From WAP to Windows and beyond…
Like most people of my generation (I’m 35), the first phone I owned was a Nokia. A Nokia 3310; bought by a concerned mother wanting to keep track of her son’s new university life 300 miles away.
In 1997 mobile phones were still a luxury in the UK, but growing fast. To get them in people’s pockets, operators tempted us with some truly astounding deals. Incredulously, I paid £5 per month for unlimited off-peak calls and 100 SMSs. I’d be calling home every night, my mother thought. I’d be sending ‘I’m OK’ text messages 17 times a day. My mother thought…
In reality, the Nokia 3310’s primary use was for wiling away time between lectures, guiding an ever-growing pixelated line around its monochrome screen. I never did complete Snake II. I always called home on a Sunday, though.
The Nokia 3310 was also a key product for my interest in the development of consumer technology. I was amazed at its ability to group SMS conversations together, like a chat thread. It could send text messages three-times longer than your usual mobile. It would predict what you wanted to type. And, by the end of my three years at journalism school, some of its successors (the Nokia 7110) could even connect to a primitive form of the internet, called WAP. This was the future. I was hooked.
The future arrives
Fourteen years as a technology journalist and I’ve been lucky enough to get to grips with almost every new slice of emerging consumer technology going.

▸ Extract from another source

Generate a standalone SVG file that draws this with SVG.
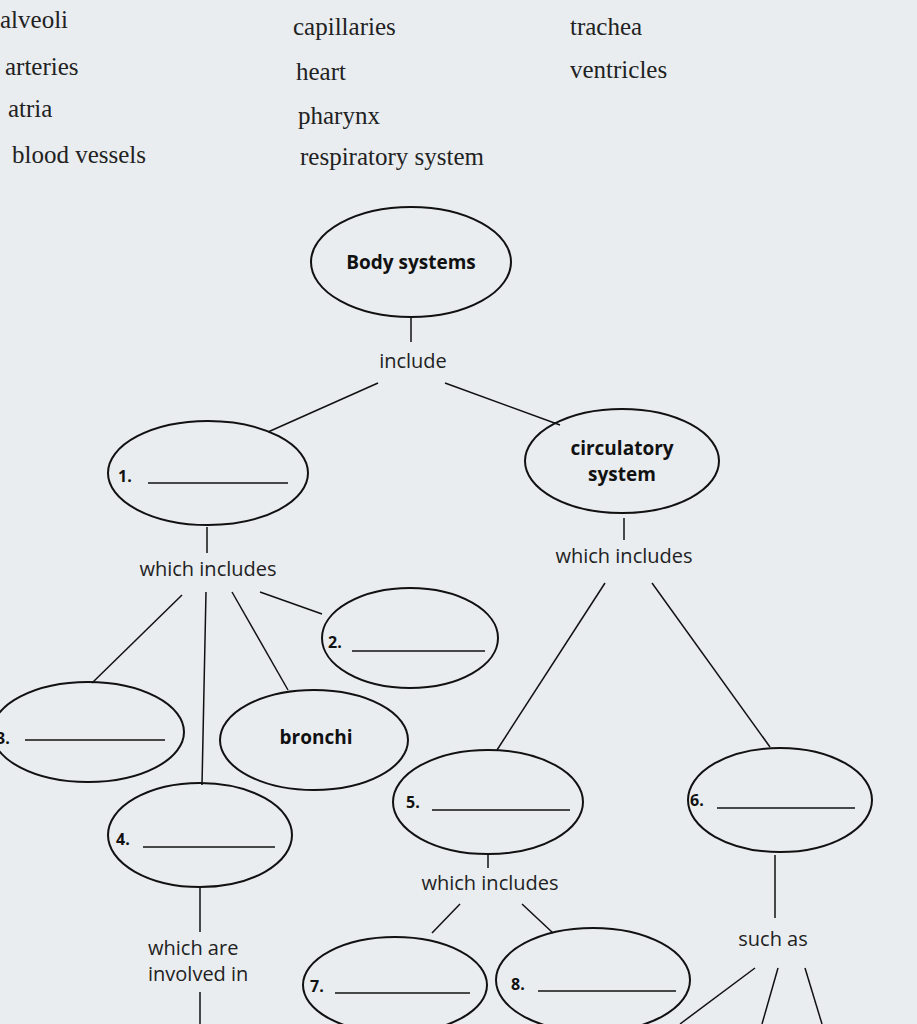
<svg xmlns="http://www.w3.org/2000/svg" width="917" height="1024" viewBox="0 0 917 1024">
<style>
.bank{font-family:"Liberation Serif",serif;font-size:25px;fill:#222}
.lbl{font-family:"Open Sans","Liberation Sans",sans-serif;font-size:20px;fill:#222}
.b{font-family:"Open Sans","Liberation Sans",sans-serif;font-size:19px;font-weight:bold;fill:#111;text-anchor:middle}
.n{font-family:"Open Sans","Liberation Sans",sans-serif;font-size:16px;font-weight:bold;fill:#111}
ellipse{fill:none;stroke:#111;stroke-width:2}
line{stroke:#111;stroke-width:1.6}
.c line{stroke-width:1.5}
</style>
<rect width="917" height="1024" fill="#e9edf0"/>
<g id="wordbank">
<text class="bank" x="0" y="28">alveoli</text>
<text class="bank" x="5" y="75">arteries</text>
<text class="bank" x="8" y="117">atria</text>
<text class="bank" x="12" y="163">blood vessels</text>
<text class="bank" x="293" y="35">capillaries</text>
<text class="bank" x="296" y="80">heart</text>
<text class="bank" x="298" y="124">pharynx</text>
<text class="bank" x="300" y="165">respiratory system</text>
<text class="bank" x="570" y="35">trachea</text>
<text class="bank" x="570" y="78">ventricles</text>
</g>
<g id="connectors" class="c">
<line x1="411" y1="318" x2="411" y2="342"/>
<line x1="378" y1="383" x2="268" y2="432"/>
<line x1="445" y1="383" x2="560" y2="425"/>
<line x1="207" y1="527" x2="207" y2="553"/>
<line x1="624" y1="518" x2="624" y2="540"/>
<line x1="182" y1="595" x2="92" y2="683"/>
<line x1="206" y1="592" x2="202" y2="785"/>
<line x1="232" y1="592" x2="288" y2="690"/>
<line x1="260" y1="592" x2="322" y2="614"/>
<line x1="605" y1="583" x2="497" y2="750"/>
<line x1="652" y1="583" x2="770" y2="747"/>
<line x1="488" y1="855" x2="488" y2="868"/>
<line x1="460" y1="904" x2="432" y2="933"/>
<line x1="522" y1="904" x2="553" y2="933"/>
<line x1="200" y1="888" x2="200" y2="932"/>
<line x1="200" y1="992" x2="200" y2="1024"/>
<line x1="775" y1="855" x2="775" y2="918"/>
<line x1="755" y1="968" x2="680" y2="1024"/>
<line x1="778" y1="968" x2="762" y2="1024"/>
<line x1="805" y1="968" x2="822" y2="1024"/>
</g>
<g id="labels">
<text class="lbl" x="413" y="368" text-anchor="middle">include</text>
<text class="lbl" x="208" y="576" text-anchor="middle">which includes</text>
<text class="lbl" x="624" y="563" text-anchor="middle">which includes</text>
<text class="lbl" x="490" y="890" text-anchor="middle">which includes</text>
<text class="lbl" x="148" y="955">which are</text>
<text class="lbl" x="148" y="981">involved in</text>
<text class="lbl" x="773" y="946" text-anchor="middle">such as</text>
</g>
<g id="body"><ellipse cx="411" cy="262" rx="100" ry="55"/><text class="b" x="411" y="269">Body systems</text></g>
<g id="n1"><ellipse cx="208" cy="473" rx="100" ry="52"/><text class="n" x="118" y="482">1.</text><line x1="148" y1="483" x2="288" y2="483"/></g>
<g id="circ"><ellipse cx="622" cy="461" rx="97" ry="52"/><text class="b" x="622" y="455" font-size="18">circulatory</text><text class="b" x="622" y="481" font-size="18">system</text></g>
<g id="n2"><ellipse cx="410" cy="638" rx="88" ry="50"/><text class="n" x="328" y="648">2.</text><line x1="352" y1="651" x2="485" y2="651"/></g>
<g id="n3"><ellipse cx="88" cy="732" rx="96" ry="50"/><text class="n" x="-4" y="744">3.</text><line x1="25" y1="740" x2="165" y2="740"/></g>
<g id="bronchi"><ellipse cx="314" cy="740" rx="94" ry="50"/><text class="b" x="316" y="744">bronchi</text></g>
<g id="n4"><ellipse cx="200" cy="835" rx="92" ry="52"/><text class="n" x="116" y="845">4.</text><line x1="143" y1="847" x2="275" y2="847"/></g>
<g id="n5"><ellipse cx="488" cy="802" rx="95" ry="52"/><text class="n" x="406" y="808">5.</text><line x1="432" y1="810" x2="570" y2="810"/></g>
<g id="n6"><ellipse cx="780" cy="800" rx="92" ry="52"/><text class="n" x="690" y="806">6.</text><line x1="717" y1="808" x2="855" y2="808"/></g>
<g id="n7"><ellipse cx="395" cy="985" rx="92" ry="48"/><text class="n" x="310" y="992">7.</text><line x1="335" y1="993" x2="470" y2="993"/></g>
<g id="n8"><ellipse cx="593" cy="980" rx="97" ry="52"/><text class="n" x="511" y="990">8.</text><line x1="538" y1="991" x2="676" y2="991"/></g>
</svg>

From TVs, tablets and digital photography to wearable tech, streaming hi-fi and apps, the pace of change has been breathtaking – in no small part, led by mobile phone advancement.
And I’ve owned almost every new device, albeit for a couple of weeks at a time, since space-year 2000. Call it a succession of short-term flings but with long-term substance.

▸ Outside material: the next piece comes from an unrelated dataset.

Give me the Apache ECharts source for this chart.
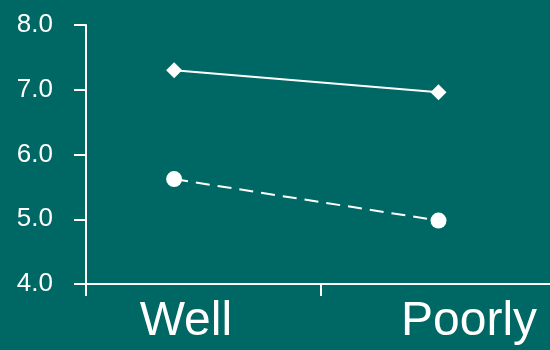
<!DOCTYPE html>
<html>
<head>
<meta charset="utf-8">
<script src="https://cdn.jsdelivr.net/npm/echarts@6/dist/echarts.min.js"></script>
<style>
html,body{margin:0;padding:0;background:#006864;}
#c{width:550px;height:350px;}
</style>
</head>
<body>
<div id="c"></div>
<script>
var categories = ['Well', 'Poorly'];
var categoryX = [0.375, 1.5];
var labelX = [0.425, 1.63];
var seriesDiamond = [7.3, 6.96];
var seriesCircle = [5.62, 4.98];
var yTicks = [4, 5, 6, 7, 8];

function pairs(vals) { return vals.map(function (v, i) { return [categoryX[i], v]; }); }

var chart = echarts.init(document.getElementById('c'), null, {renderer: 'canvas'});
chart.setOption({
  backgroundColor: '#006864',
  animation: false,
  grid: {left: 86, top: 25, height: 259, width: 470, containLabel: false, outerBoundsMode: 'none'},
  xAxis: {
    type: 'value', min: 0, max: 2, interval: 1,
    axisLine: {show: true, lineStyle: {color: '#ffffff', width: 2}},
    axisTick: {show: true, length: 12, lineStyle: {color: '#ffffff', width: 2}},
    splitLine: {show: false},
    axisLabel: {
      show: true, customValues: labelX, margin: 14,
      color: '#ffffff', fontSize: 48, fontFamily: 'Liberation Sans, Arial, sans-serif',
      formatter: function (v) {
        var i = labelX.indexOf(v);
        return i >= 0 ? categories[i] : '';
      }
    }
  },
  yAxis: {
    type: 'value', min: yTicks[0], max: yTicks[yTicks.length - 1], interval: 1,
    axisLine: {show: true, lineStyle: {color: '#ffffff', width: 2}},
    axisTick: {show: true, length: 12, lineStyle: {color: '#ffffff', width: 2}},
    splitLine: {show: false},
    axisLabel: {
      color: '#ffffff', fontSize: 26, margin: 33, padding: [0, 0, 11, 0],
      fontFamily: 'Liberation Sans, Arial, sans-serif',
      formatter: function (v) { return v.toFixed(1); }
    }
  },
  series: [
    {
      type: 'line', data: pairs(seriesDiamond),
      symbol: 'diamond', symbolSize: 16,
      lineStyle: {color: '#ffffff', width: 2, type: 'solid'},
      itemStyle: {color: '#ffffff'}
    },
    {
      type: 'line', data: pairs(seriesCircle),
      symbol: 'circle', symbolSize: 16,
      lineStyle: {color: '#ffffff', width: 2, type: [14, 8]},
      itemStyle: {color: '#ffffff'}
    }
  ]
});
</script>
</body>
</html>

From my very first Nokia 3310 to my current Windows-toting Lumia 925 (with the Nokia 6630 and N90 in between) it showcases how years of forward-thinking hardware design can work in unison with the latest in mobile OS evolution to create some truly innovative products.
I arrive at Nokia Conversations at a genuinely exciting time for Lumia and Nokia mobile phones. 2013 was a huge year for Lumia and Asha and I predict 2014 will be even better!
My name is Luke, and I’m a new editor here on Conversations. I look forward to bringing you the news, stories and developments as they happen.